Order Book

Live list of resting buy and sell orders, used to read displayed liquidity and near-term price pressure.

An order book is the live list of buy and sell orders resting in a market, usually organized by price level and order size.

It is one of the clearest windows into how a market is trying to match buyers and sellers right now.

Why the Order Book Matters

The order book matters because it helps explain:

  • where the best available prices are
  • how much visible liquidity sits at different levels
  • how hard it may be to execute size without moving the market
  • why spreads widen or narrow

For active traders, it is part of the market’s immediate microstructure, not just a background data table.

How It Works in Finance Practice

The order book usually has two sides:

  • bids from buyers
  • asks from sellers

The highest bid and lowest ask create the current market’s Bid-Ask Spread.

If new aggressive buying lifts the best ask, or aggressive selling hits the best bid, the visible top of the book changes.

Readers often look at the book for clues about:

  • near-term liquidity
  • likely execution cost
  • whether depth is concentrated at one level or spread across many levels

But a good trader knows the displayed book is still incomplete.
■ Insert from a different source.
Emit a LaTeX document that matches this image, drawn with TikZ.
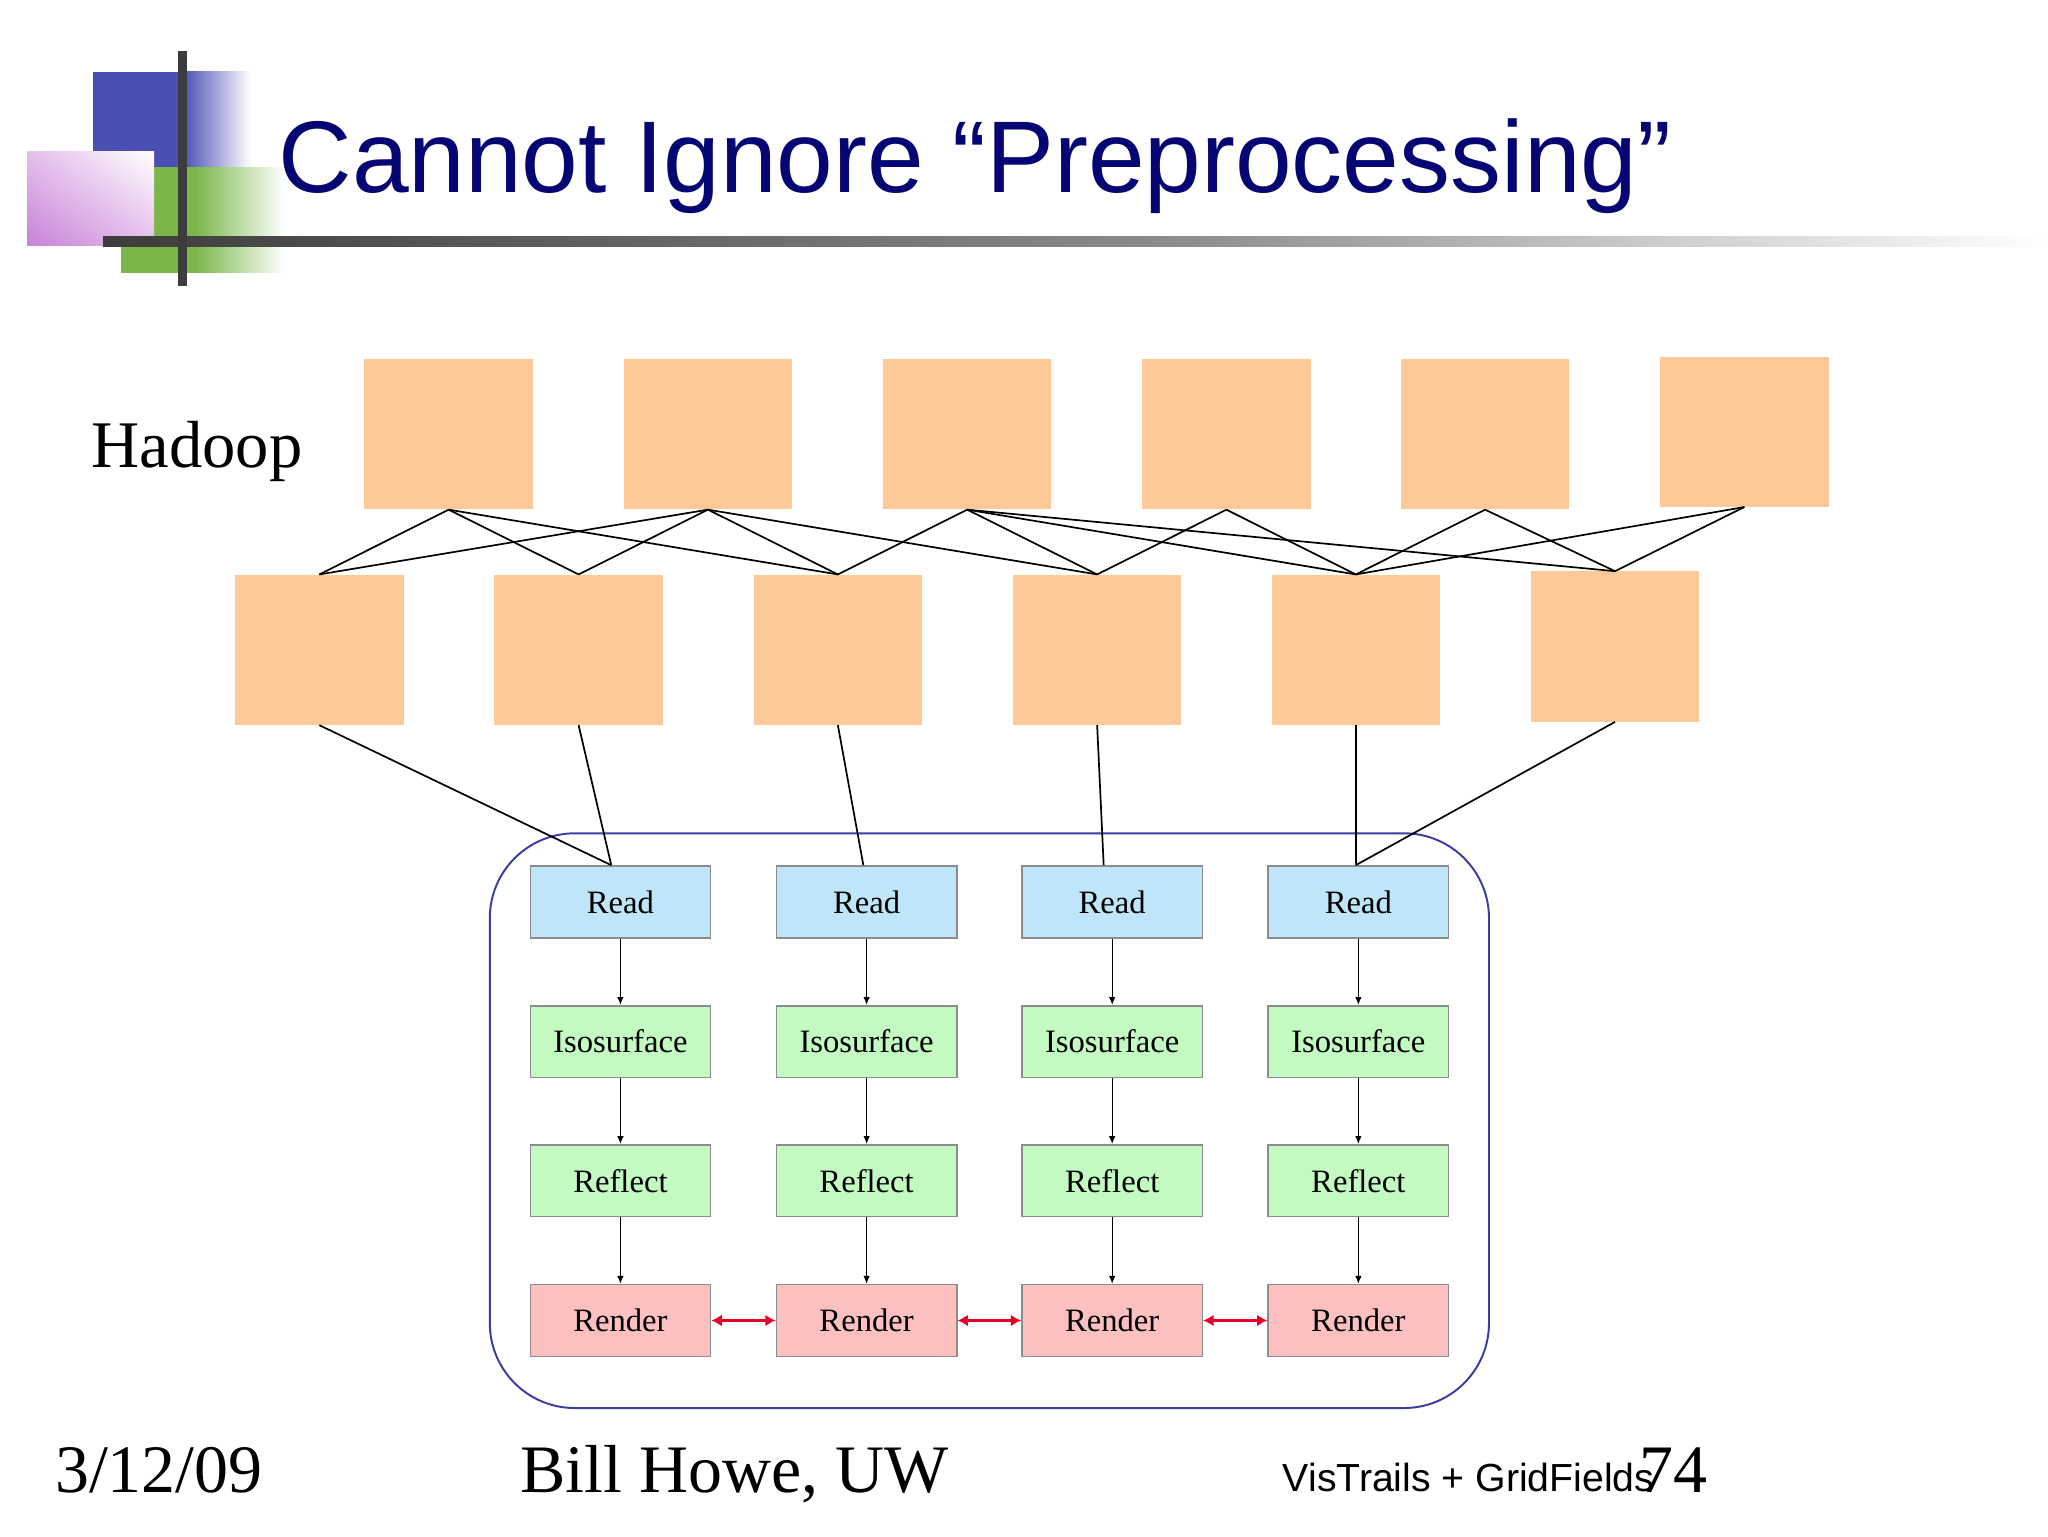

Some liquidity is hidden, some orders are fleeting, and large prints can quickly change the picture.

Practical Example

Suppose the book shows:

  • best bid: 50.00 for 2,000 shares
  • best ask: 50.05 for 1,500 shares

That tells you the inside market is five cents wide.

If you send a market buy order for 1,000 shares, you will likely trade near 50.05.

If you send a much larger market order, you may consume the visible ask and start moving up the book into higher prices.

Common Contrasts and Misunderstandings

Order book vs. trade tape

The order book shows displayed resting interest. The tape shows completed trades.

Visible depth is not guaranteed liquidity

Displayed orders can be canceled or repriced quickly.

A thick book does not always mean a calm market

During stress, visible depth can disappear faster than it looked stable a moment earlier.

  • Bid-Ask Spread: The gap between the best displayed buy and sell prices.
  • Liquidity: The broader concept that explains how easily an asset can trade without a big price move.
  • Market Maker: A participant that often helps supply two-sided quotes.
  • Limit Order Book: A more specific description of a book built from resting limit orders.

FAQs

Does the order book show every participant's true buying and selling intention?

No. It shows displayed orders, not the full hidden or future liquidity in the market.

Why do traders care about order-book depth?

Because depth affects execution quality, slippage, and how much a trade may move the market.

Can the order book look strong and still fail to hold a price level?

Yes. Visible orders can be canceled or overwhelmed quickly, especially in fast or thin markets.